Cependant l’Allemagne le réclamait, non plus comme jadis par la bouche amère de Weber[1], mais par la voix de Jenny Lind ; l’occasion s’offrait à Meyerbeer de se montrer bon patriote, il la saisit et, pour ne point faire les choses à moitié, il mit en scène le grand Frédéric.

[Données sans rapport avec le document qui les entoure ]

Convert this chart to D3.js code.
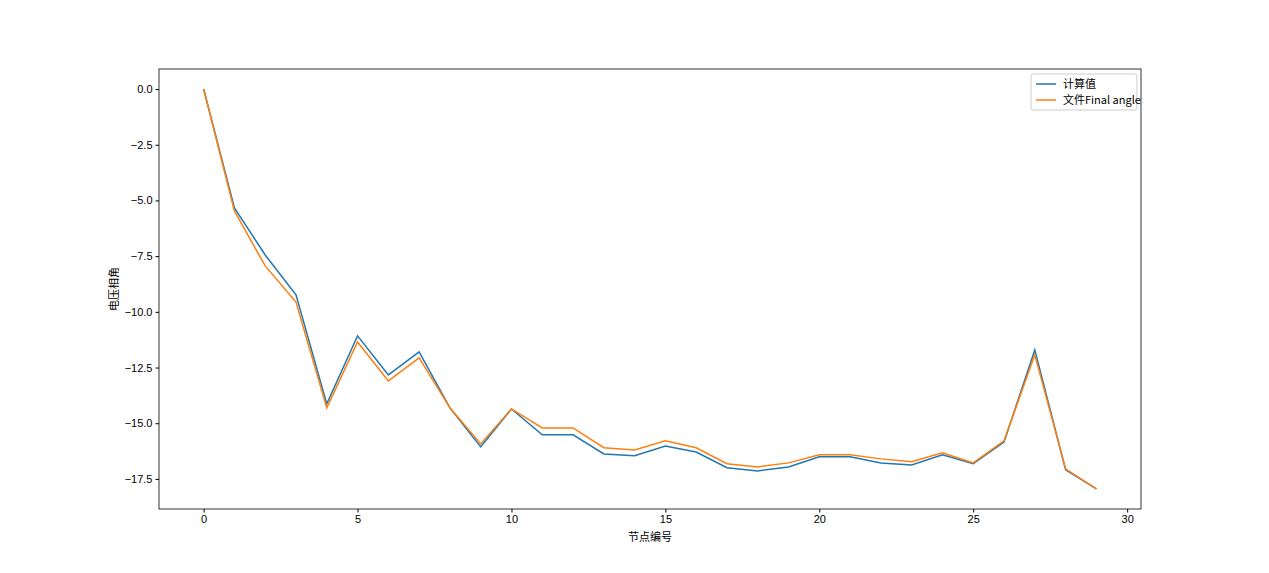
<!DOCTYPE html>
<html><head><meta charset="utf-8">
<script src="https://cdn.jsdelivr.net/npm/d3@7"></script>
<style>body{margin:0;background:#fff;font-family:"Noto Sans CJK SC","DejaVu Sans",sans-serif;}</style>
</head><body><svg id="c" width="1269" height="573"></svg>
<script>
const nodes = d3.range(30);
const calcValues = [0,-5.34,-7.45,-9.24,-14.13,-11.08,-12.83,-11.8,-14.31,-16.06,-14.36,-15.52,-15.52,-16.38,-16.46,-16.02,-16.29,-17.0,-17.14,-16.96,-16.51,-16.51,-16.78,-16.87,-16.42,-16.82,-15.84,-11.71,-17.09,-17.95];
const fileValues = [0,-5.47,-7.94,-9.56,-14.31,-11.35,-13.1,-12.07,-14.31,-15.93,-14.36,-15.21,-15.21,-16.1,-16.2,-15.79,-16.1,-16.82,-16.96,-16.78,-16.42,-16.42,-16.6,-16.73,-16.33,-16.78,-15.79,-11.93,-17.05,-17.95];
const xTicks = [0,5,10,15,20,25,30];
const yTicks = [0,-2.5,-5,-7.5,-10,-12.5,-15,-17.5];
const seriesNames = ["计算值","文件Final angle"];
const colors = ["#1f77b4","#ff7f0e"];

const mLeft = 159, mRight = 1141, mTop = 69, mBottom = 509;
const svg = d3.select("#c");
const x = d3.scaleLinear().domain([-1.45, 30.45]).range([mLeft, mRight]);
const y = d3.scaleLinear().domain([-18.85, 0.9]).range([mBottom, mTop]);

const fs = "11px";
svg.append("g").attr("transform", `translate(0,${mBottom})`)
  .call(d3.axisBottom(x).tickValues(xTicks).tickSize(3.5).tickPadding(3).tickFormat(d3.format("d")))
  .call(g => g.select(".domain").remove())
  .selectAll("text").style("font-size", fs).attr("fill", "#000");
svg.append("g").attr("transform", `translate(${mLeft},0)`)
  .call(d3.axisLeft(y).tickValues(yTicks).tickSize(3.5).tickPadding(3).tickFormat(d3.format(".1f")))
  .call(g => g.select(".domain").remove())
  .selectAll("text").style("font-size", fs).attr("fill", "#000").text(d => d3.format(".1f")(d).replace("-", "−"));

const line = d3.line().x((d, i) => x(nodes[i])).y(d => y(d));
[calcValues, fileValues].forEach((vals, k) => {
  svg.append("path").datum(vals).attr("d", line).attr("fill", "none")
    .attr("stroke", colors[k]).attr("stroke-width", 1.5);
});

svg.append("rect").attr("x", mLeft).attr("y", mTop).attr("width", mRight - mLeft).attr("height", mBottom - mTop)
  .attr("fill", "none").attr("stroke", "#000").attr("stroke-width", 0.8);

svg.append("text").attr("x", (mLeft + mRight) / 2).attr("y", 541).attr("text-anchor", "middle")
  .style("font-size", fs).text("节点编号");
svg.append("text").attr("transform", `translate(118,${(mTop + mBottom) / 2}) rotate(-90)`)
  .attr("text-anchor", "middle").style("font-size", fs).text("电压相角");

const lg = svg.append("g").attr("transform", "translate(1031,74)");
lg.append("rect").attr("width", 106).attr("height", 36).attr("rx", 2)
  .attr("fill", "#fff").attr("stroke", "#ccc");
seriesNames.forEach((n, i) => {
  const yy = 10 + i * 16;
  lg.append("line").attr("x1", 5).attr("x2", 25).attr("y1", yy).attr("y2", yy)
    .attr("stroke", colors[i]).attr("stroke-width", 1.5);
  lg.append("text").attr("x", 32).attr("y", yy + 4).style("font-size", fs).text(n);
});
</script></body></html>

Dire qu’il le mit en scène serait trop s’avancer : on ne traîne pas ainsi sur les planches un personnage de la maison régnante, l’étiquette des cours s’y opposait ; la difficulté fut tournée, et si dans le Camp de Silésie, dont il était l’âme, le grand Fritz ne paraissait pas, le public du moins entendait sa flûte, cette fameuse flûte a même survécu aux

  1. « C’est pitié, me disait un jour Weber en me parlant de Meyerbeer et de sa tournée en Italie, c’est pitié vraiment et grand dommage de le voir faire ainsi fausse route, car il y avait en lui du bon et du solide, il y avait l’étoffe d’un talent allemand, et même à ce point de vue, lorsque nous étions ensemble chez l’abbé Vogler, je ne vous cacherai pas que je le redoutais et ne m’épargnais aucun effort pour me maintenir à son niveau. Je vous jure que son opéra de Jephté contient des choses superbes, tout cela pensé, traité à l’allemande, et dire que c’est le même homme qui, par soif d’applaudissemens, écrit à l’heure qu’il est en Italie tout ce damné fatras ! » J.-C. Lobe, Gesammelte Schriften.